Aim: Set the listing down again exactly, please, apart from its pictures.

Items from a data source:

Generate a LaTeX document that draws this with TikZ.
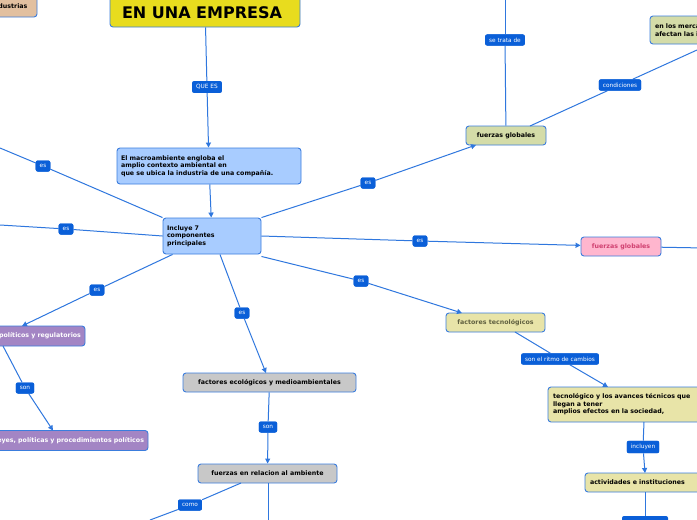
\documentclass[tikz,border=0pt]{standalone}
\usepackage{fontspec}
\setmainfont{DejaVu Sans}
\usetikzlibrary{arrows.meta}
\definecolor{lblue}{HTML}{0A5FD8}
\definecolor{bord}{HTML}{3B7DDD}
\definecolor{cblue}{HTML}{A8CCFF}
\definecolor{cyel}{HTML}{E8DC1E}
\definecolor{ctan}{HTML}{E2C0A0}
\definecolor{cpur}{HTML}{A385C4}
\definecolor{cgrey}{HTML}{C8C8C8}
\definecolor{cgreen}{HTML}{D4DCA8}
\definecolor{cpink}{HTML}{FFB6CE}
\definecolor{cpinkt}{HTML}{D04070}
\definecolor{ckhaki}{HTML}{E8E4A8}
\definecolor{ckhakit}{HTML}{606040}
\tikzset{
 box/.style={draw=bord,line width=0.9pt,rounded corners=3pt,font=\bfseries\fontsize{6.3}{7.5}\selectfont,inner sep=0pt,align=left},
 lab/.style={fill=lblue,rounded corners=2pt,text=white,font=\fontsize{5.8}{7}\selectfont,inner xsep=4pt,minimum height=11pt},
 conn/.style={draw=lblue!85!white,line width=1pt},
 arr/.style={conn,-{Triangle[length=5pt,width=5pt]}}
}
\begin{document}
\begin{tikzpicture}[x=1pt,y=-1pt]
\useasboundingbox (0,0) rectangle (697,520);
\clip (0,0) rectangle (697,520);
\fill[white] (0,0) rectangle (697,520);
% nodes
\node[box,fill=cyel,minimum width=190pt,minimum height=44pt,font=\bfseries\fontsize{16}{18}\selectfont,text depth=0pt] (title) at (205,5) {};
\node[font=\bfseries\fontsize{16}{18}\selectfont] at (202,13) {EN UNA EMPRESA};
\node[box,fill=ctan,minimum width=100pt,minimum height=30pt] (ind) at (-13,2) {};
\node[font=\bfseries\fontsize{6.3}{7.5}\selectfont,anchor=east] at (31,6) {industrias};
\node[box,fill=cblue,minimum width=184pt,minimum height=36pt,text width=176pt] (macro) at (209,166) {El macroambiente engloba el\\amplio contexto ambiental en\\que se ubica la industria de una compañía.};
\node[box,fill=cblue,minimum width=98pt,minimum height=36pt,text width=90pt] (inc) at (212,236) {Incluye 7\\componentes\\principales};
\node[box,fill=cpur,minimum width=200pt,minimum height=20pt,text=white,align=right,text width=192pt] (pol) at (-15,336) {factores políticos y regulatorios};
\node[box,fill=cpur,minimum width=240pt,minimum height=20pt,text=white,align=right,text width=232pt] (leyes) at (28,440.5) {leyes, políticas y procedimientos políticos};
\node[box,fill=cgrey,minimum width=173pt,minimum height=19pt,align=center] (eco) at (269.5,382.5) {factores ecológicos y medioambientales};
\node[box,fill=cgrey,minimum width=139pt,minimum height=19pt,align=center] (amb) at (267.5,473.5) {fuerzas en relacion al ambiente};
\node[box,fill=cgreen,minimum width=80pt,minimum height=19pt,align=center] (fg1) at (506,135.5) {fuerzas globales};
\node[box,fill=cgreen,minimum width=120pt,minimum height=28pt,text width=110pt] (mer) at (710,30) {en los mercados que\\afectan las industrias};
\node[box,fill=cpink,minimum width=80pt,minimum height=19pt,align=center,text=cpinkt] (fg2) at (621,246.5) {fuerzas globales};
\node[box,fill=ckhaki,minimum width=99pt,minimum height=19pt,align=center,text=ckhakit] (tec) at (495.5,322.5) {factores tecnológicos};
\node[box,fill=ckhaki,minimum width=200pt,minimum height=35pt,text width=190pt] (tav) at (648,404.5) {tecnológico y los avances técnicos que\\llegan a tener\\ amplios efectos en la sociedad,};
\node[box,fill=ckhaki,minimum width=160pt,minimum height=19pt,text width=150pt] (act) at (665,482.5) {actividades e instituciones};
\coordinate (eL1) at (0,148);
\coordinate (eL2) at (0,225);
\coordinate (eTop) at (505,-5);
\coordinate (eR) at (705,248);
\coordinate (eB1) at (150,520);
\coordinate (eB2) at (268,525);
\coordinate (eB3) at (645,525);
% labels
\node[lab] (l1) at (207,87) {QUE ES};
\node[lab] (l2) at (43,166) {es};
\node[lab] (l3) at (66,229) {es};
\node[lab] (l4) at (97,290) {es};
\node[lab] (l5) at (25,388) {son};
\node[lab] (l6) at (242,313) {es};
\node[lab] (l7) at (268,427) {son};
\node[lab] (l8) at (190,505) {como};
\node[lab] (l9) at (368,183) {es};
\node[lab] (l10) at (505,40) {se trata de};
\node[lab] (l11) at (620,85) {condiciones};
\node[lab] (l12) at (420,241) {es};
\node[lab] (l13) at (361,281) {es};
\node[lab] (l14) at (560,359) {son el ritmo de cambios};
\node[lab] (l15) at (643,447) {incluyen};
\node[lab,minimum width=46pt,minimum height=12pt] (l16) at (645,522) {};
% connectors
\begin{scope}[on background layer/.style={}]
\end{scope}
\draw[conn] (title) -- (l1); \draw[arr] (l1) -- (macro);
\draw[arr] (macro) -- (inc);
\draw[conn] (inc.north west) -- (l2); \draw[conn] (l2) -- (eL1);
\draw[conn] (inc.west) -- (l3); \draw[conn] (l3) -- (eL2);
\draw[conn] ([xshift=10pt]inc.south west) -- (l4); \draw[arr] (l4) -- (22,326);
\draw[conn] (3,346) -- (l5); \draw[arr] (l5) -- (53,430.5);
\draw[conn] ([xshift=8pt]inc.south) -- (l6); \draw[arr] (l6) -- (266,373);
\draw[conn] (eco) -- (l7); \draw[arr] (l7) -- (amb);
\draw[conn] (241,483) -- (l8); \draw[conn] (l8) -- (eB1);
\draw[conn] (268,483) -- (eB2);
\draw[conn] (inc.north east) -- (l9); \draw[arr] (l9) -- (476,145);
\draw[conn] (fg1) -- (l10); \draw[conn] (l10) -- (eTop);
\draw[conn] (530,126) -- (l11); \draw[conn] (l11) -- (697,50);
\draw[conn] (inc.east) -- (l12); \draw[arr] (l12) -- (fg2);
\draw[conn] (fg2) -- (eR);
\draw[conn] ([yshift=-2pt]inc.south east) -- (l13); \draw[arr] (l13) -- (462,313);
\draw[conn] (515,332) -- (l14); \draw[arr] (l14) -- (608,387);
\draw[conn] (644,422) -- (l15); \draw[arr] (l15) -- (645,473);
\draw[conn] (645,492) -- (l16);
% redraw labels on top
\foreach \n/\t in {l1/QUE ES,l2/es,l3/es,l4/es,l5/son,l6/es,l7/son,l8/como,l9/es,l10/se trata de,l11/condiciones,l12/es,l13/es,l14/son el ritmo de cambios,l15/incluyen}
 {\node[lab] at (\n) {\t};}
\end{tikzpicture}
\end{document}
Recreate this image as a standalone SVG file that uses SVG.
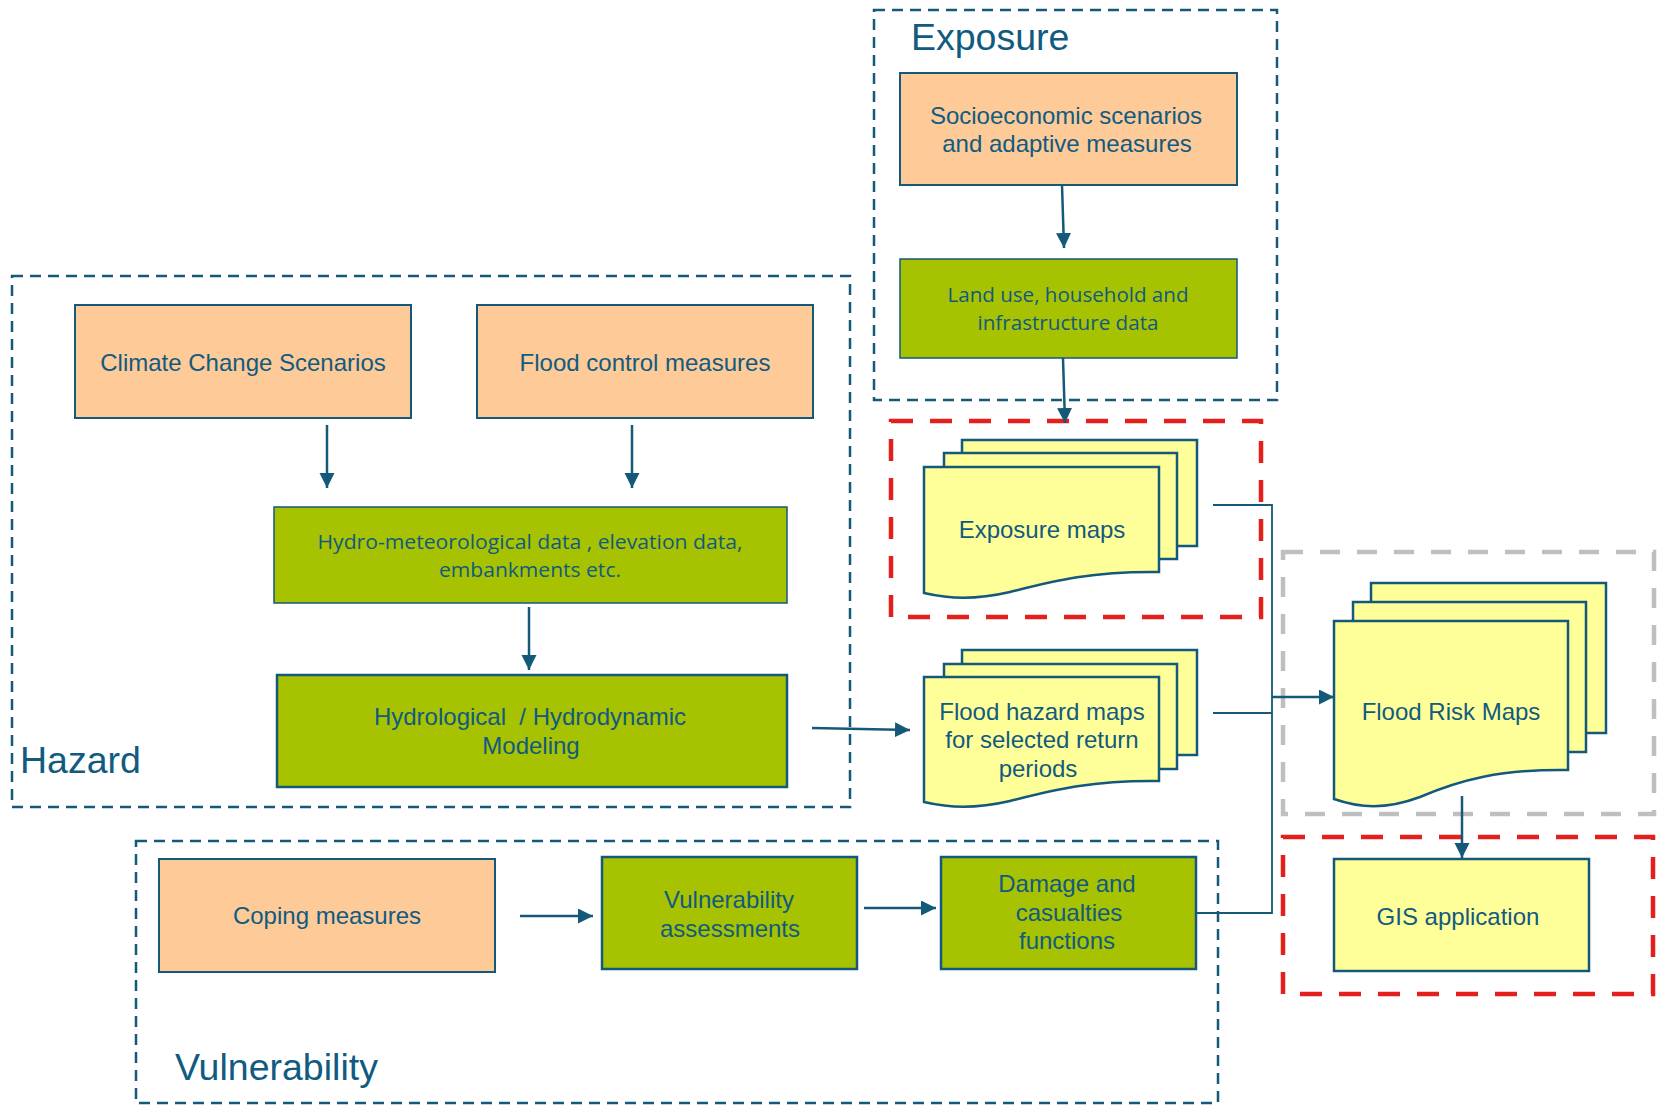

Full response:
Generate a LaTeX document that draws this with TikZ.
\documentclass[tikz,border=0pt]{standalone}
\usepackage{fontspec}
\setmainfont{DejaVu Sans}
\usetikzlibrary{arrows.meta}
\definecolor{lblue}{HTML}{0A5FD8}
\definecolor{bord}{HTML}{3B7DDD}
\definecolor{cblue}{HTML}{A8CCFF}
\definecolor{cyel}{HTML}{E8DC1E}
\definecolor{ctan}{HTML}{E2C0A0}
\definecolor{cpur}{HTML}{A385C4}
\definecolor{cgrey}{HTML}{C8C8C8}
\definecolor{cgreen}{HTML}{D4DCA8}
\definecolor{cpink}{HTML}{FFB6CE}
\definecolor{cpinkt}{HTML}{D04070}
\definecolor{ckhaki}{HTML}{E8E4A8}
\definecolor{ckhakit}{HTML}{606040}
\tikzset{
 box/.style={draw=bord,line width=0.9pt,rounded corners=3pt,font=\bfseries\fontsize{6.3}{7.5}\selectfont,inner sep=0pt,align=left},
 lab/.style={fill=lblue,rounded corners=2pt,text=white,font=\fontsize{5.8}{7}\selectfont,inner xsep=4pt,minimum height=11pt},
 conn/.style={draw=lblue!85!white,line width=1pt},
 arr/.style={conn,-{Triangle[length=5pt,width=5pt]}}
}
\begin{document}
\begin{tikzpicture}[x=1pt,y=-1pt]
\useasboundingbox (0,0) rectangle (697,520);
\clip (0,0) rectangle (697,520);
\fill[white] (0,0) rectangle (697,520);
% nodes
\node[box,fill=cyel,minimum width=190pt,minimum height=44pt,font=\bfseries\fontsize{16}{18}\selectfont,text depth=0pt] (title) at (205,5) {};
\node[font=\bfseries\fontsize{16}{18}\selectfont] at (202,13) {EN UNA EMPRESA};
\node[box,fill=ctan,minimum width=100pt,minimum height=30pt] (ind) at (-13,2) {};
\node[font=\bfseries\fontsize{6.3}{7.5}\selectfont,anchor=east] at (31,6) {industrias};
\node[box,fill=cblue,minimum width=184pt,minimum height=36pt,text width=176pt] (macro) at (209,166) {El macroambiente engloba el\\amplio contexto ambiental en\\que se ubica la industria de una compañía.};
\node[box,fill=cblue,minimum width=98pt,minimum height=36pt,text width=90pt] (inc) at (212,236) {Incluye 7\\componentes\\principales};
\node[box,fill=cpur,minimum width=200pt,minimum height=20pt,text=white,align=right,text width=192pt] (pol) at (-15,336) {factores políticos y regulatorios};
\node[box,fill=cpur,minimum width=240pt,minimum height=20pt,text=white,align=right,text width=232pt] (leyes) at (28,440.5) {leyes, políticas y procedimientos políticos};
\node[box,fill=cgrey,minimum width=173pt,minimum height=19pt,align=center] (eco) at (269.5,382.5) {factores ecológicos y medioambientales};
\node[box,fill=cgrey,minimum width=139pt,minimum height=19pt,align=center] (amb) at (267.5,473.5) {fuerzas en relacion al ambiente};
\node[box,fill=cgreen,minimum width=80pt,minimum height=19pt,align=center] (fg1) at (506,135.5) {fuerzas globales};
\node[box,fill=cgreen,minimum width=120pt,minimum height=28pt,text width=110pt] (mer) at (710,30) {en los mercados que\\afectan las industrias};
\node[box,fill=cpink,minimum width=80pt,minimum height=19pt,align=center,text=cpinkt] (fg2) at (621,246.5) {fuerzas globales};
\node[box,fill=ckhaki,minimum width=99pt,minimum height=19pt,align=center,text=ckhakit] (tec) at (495.5,322.5) {factores tecnológicos};
\node[box,fill=ckhaki,minimum width=200pt,minimum height=35pt,text width=190pt] (tav) at (648,404.5) {tecnológico y los avances técnicos que\\llegan a tener\\ amplios efectos en la sociedad,};
\node[box,fill=ckhaki,minimum width=160pt,minimum height=19pt,text width=150pt] (act) at (665,482.5) {actividades e instituciones};
\coordinate (eL1) at (0,148);
\coordinate (eL2) at (0,225);
\coordinate (eTop) at (505,-5);
\coordinate (eR) at (705,248);
\coordinate (eB1) at (150,520);
\coordinate (eB2) at (268,525);
\coordinate (eB3) at (645,525);
% labels
\node[lab] (l1) at (207,87) {QUE ES};
\node[lab] (l2) at (43,166) {es};
\node[lab] (l3) at (66,229) {es};
\node[lab] (l4) at (97,290) {es};
\node[lab] (l5) at (25,388) {son};
\node[lab] (l6) at (242,313) {es};
\node[lab] (l7) at (268,427) {son};
\node[lab] (l8) at (190,505) {como};
\node[lab] (l9) at (368,183) {es};
\node[lab] (l10) at (505,40) {se trata de};
\node[lab] (l11) at (620,85) {condiciones};
\node[lab] (l12) at (420,241) {es};
\node[lab] (l13) at (361,281) {es};
\node[lab] (l14) at (560,359) {son el ritmo de cambios};
\node[lab] (l15) at (643,447) {incluyen};
\node[lab,minimum width=46pt,minimum height=12pt] (l16) at (645,522) {};
% connectors
\begin{scope}[on background layer/.style={}]
\end{scope}
\draw[conn] (title) -- (l1); \draw[arr] (l1) -- (macro);
\draw[arr] (macro) -- (inc);
\draw[conn] (inc.north west) -- (l2); \draw[conn] (l2) -- (eL1);
\draw[conn] (inc.west) -- (l3); \draw[conn] (l3) -- (eL2);
\draw[conn] ([xshift=10pt]inc.south west) -- (l4); \draw[arr] (l4) -- (22,326);
\draw[conn] (3,346) -- (l5); \draw[arr] (l5) -- (53,430.5);
\draw[conn] ([xshift=8pt]inc.south) -- (l6); \draw[arr] (l6) -- (266,373);
\draw[conn] (eco) -- (l7); \draw[arr] (l7) -- (amb);
\draw[conn] (241,483) -- (l8); \draw[conn] (l8) -- (eB1);
\draw[conn] (268,483) -- (eB2);
\draw[conn] (inc.north east) -- (l9); \draw[arr] (l9) -- (476,145);
\draw[conn] (fg1) -- (l10); \draw[conn] (l10) -- (eTop);
\draw[conn] (530,126) -- (l11); \draw[conn] (l11) -- (697,50);
\draw[conn] (inc.east) -- (l12); \draw[arr] (l12) -- (fg2);
\draw[conn] (fg2) -- (eR);
\draw[conn] ([yshift=-2pt]inc.south east) -- (l13); \draw[arr] (l13) -- (462,313);
\draw[conn] (515,332) -- (l14); \draw[arr] (l14) -- (608,387);
\draw[conn] (644,422) -- (l15); \draw[arr] (l15) -- (645,473);
\draw[conn] (645,492) -- (l16);
% redraw labels on top
\foreach \n/\t in {l1/QUE ES,l2/es,l3/es,l4/es,l5/son,l6/es,l7/son,l8/como,l9/es,l10/se trata de,l11/condiciones,l12/es,l13/es,l14/son el ritmo de cambios,l15/incluyen}
 {\node[lab] at (\n) {\t};}
\end{tikzpicture}
\end{document}
Recreate this image as a standalone SVG file that uses SVG.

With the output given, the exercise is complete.